If he has a shred of decency in him and an honest backbone, he will act and try to do better, the choice is his to make. Men can’t fix what they don’t know is broken, true!? If this does not take effect, then there’s Counselling only if he’s willing and hopefully intelligent enough to recognise the marriage is in despair; and if/when he does, don’t expect him to change overnight.
Since you believe marriage is for life then it simply cannot go on like this… you’ll have to get away from those four walls and his face that depress you or start by reorganising your household, tidy it up, make it a healthy environment. Take time to sort out your wants and desires and note how this situation got to where it is now. What changed between you both, other than having a baby? How was it you were happy once?
Sounds like you need a different focus and have some friends over or find part-time work to have some independence. If you rely on a husband for your only source of happiness, you will be disappointed. So it’s best to start changing yourself and the way you think.

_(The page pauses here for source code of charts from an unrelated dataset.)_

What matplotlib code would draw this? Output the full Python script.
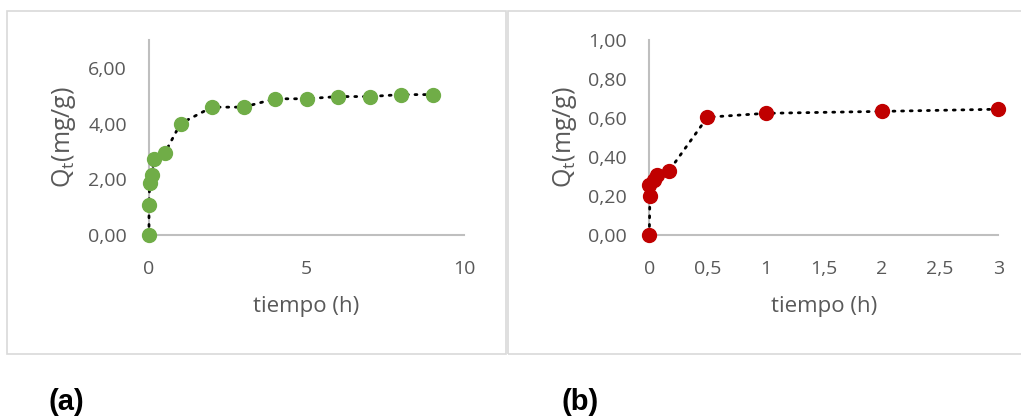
import matplotlib
matplotlib.use("Agg")
import matplotlib.pyplot as plt
from matplotlib.patches import Rectangle
from matplotlib.ticker import FuncFormatter

# kinetic data, panel (a)
t_a = [0, 0.0, 0.02, 0.08, 0.17, 0.5, 1, 2, 3, 4, 5, 6, 7, 8, 9]
q_a = [0.0, 1.06, 1.86, 2.14, 2.73, 2.94, 4.00, 4.59, 4.59, 4.89, 4.89, 4.97, 4.97, 5.04, 5.04]

# kinetic data, panel (b)
t_b = [0, 0.005, 0.0, 0.04, 0.07, 0.167, 0.5, 1, 2, 3]
q_b = [0.0, 0.20, 0.255, 0.28, 0.31, 0.327, 0.604, 0.624, 0.634, 0.645]

W, H = 1021, 419
fig = plt.figure(figsize=(W / 100, H / 100), dpi=100)

grey = "#595959"
axis_grey = "#bfbfbf"
frame_grey = "#d9d9d9"
font = ["Open Sans", "DejaVu Sans"]

# outer chart frames
for x0, x1 in [(7, 506), (508, 1025)]:
    fig.patches.append(Rectangle((x0 / W, 1 - 354 / H), (x1 - x0) / W, (354 - 11) / H,
                                 transform=fig.transFigure, fill=False,
                                 edgecolor=frame_grey, lw=1.2))


def comma(fmt):
    return FuncFormatter(lambda v, p: (fmt % v).replace(".", ","))


def style(ax, xmax, ymax, xticks, yticks, xfmt):
    ax.set_xlim(0, xmax)
    ax.set_ylim(0, ymax)
    ax.set_xticks(xticks)
    ax.set_yticks(yticks)
    ax.xaxis.set_major_formatter(xfmt)
    ax.yaxis.set_major_formatter(comma("%.2f"))
    for s in ["top", "right"]:
        ax.spines[s].set_visible(False)
    for s in ["left", "bottom"]:
        ax.spines[s].set_color(axis_grey)
        ax.spines[s].set_linewidth(1.5)
    ax.tick_params(length=0, labelsize=14, labelcolor=grey)
    ax.tick_params(axis="x", pad=18)
    ax.tick_params(axis="y", pad=16)
    for lab in ax.get_xticklabels() + ax.get_yticklabels():
        lab.set_family(font)
    ax.set_xlabel("tiempo (h)", fontsize=16, color=grey, family=font, labelpad=13)
    ax.set_ylabel(r"$\mathregular{Q_t}$(mg/g)", fontsize=18, color=grey, family=font, labelpad=7)


ax1 = fig.add_axes([149 / W, 1 - 235 / H, 315 / W, 195 / H])
ax1.plot(t_a, q_a, color="black", lw=2, ls=(0, (0.7, 2.4)), dash_capstyle="round",
         marker="o", ms=10, mfc="#70ad47", mec="#70ad47", clip_on=False, zorder=3)
style(ax1, 10, 7, [0, 5, 10], [0, 2, 4, 6], comma("%g"))

ax2 = fig.add_axes([649.3 / W, 1 - 235 / H, 349 / W, 195 / H])
ax2.plot(t_b, q_b, color="black", lw=2, ls=(0, (0.7, 2.4)), dash_capstyle="round",
         marker="o", ms=10, mfc="#c00000", mec="#c00000", clip_on=False, zorder=3)
style(ax2, 3, 1.0, [0, 0.5, 1, 1.5, 2, 2.5, 3], [0, 0.2, 0.4, 0.6, 0.8, 1.0], comma("%g"))

# panel letters
for x, s in [(66, "(a)"), (580, "(b)")]:
    fig.text(x / W, 1 - 402 / H, s, fontsize=21, fontweight="bold",
             family=["Liberation Sans Narrow", "Liberation Sans"],
             ha="center", va="center", color="black")

fig.savefig("out.png", dpi=100)
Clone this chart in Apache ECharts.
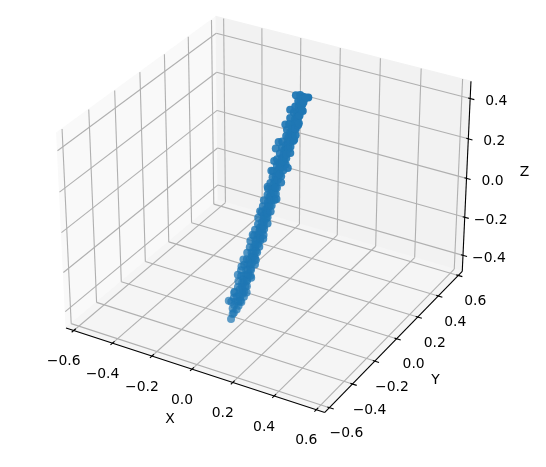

If he doesn’t want to loose his family and half of that $40,000, it should encourage him to kick into good gear.
Take Care – CAA
A
female
reader, Honeypie +, writes (20 July 2014):
Have you gone to see your doctor? Could be some residual baby blues.
Could be you need to sit your husband down and talk. Make plans for some date-night, just the two of you.
1 hours of being "pounded" doesn't sound at ALL like something ANY WOMAN would like. You need to talk to him about it. You need to say I am NOT enjoying sex with you and the more you try and initiate the more you KILL my libido because I know I'm going to get bad sex from you. Which in turn means HE will get a lackluster response from you. I mean if all you have to look forward to is 1 hour of jackhammering and pleasing HIM I'd totally go cold on sex too.
Do you work? If not, I'd consider finding one. Even if it's only part time. Have at least 1 day a week to yourself (or at least some hours to yourself) can do wonders too.
But most of all you two need to start talking.
You can't expect him to change anything if he doesn't know it is "broken".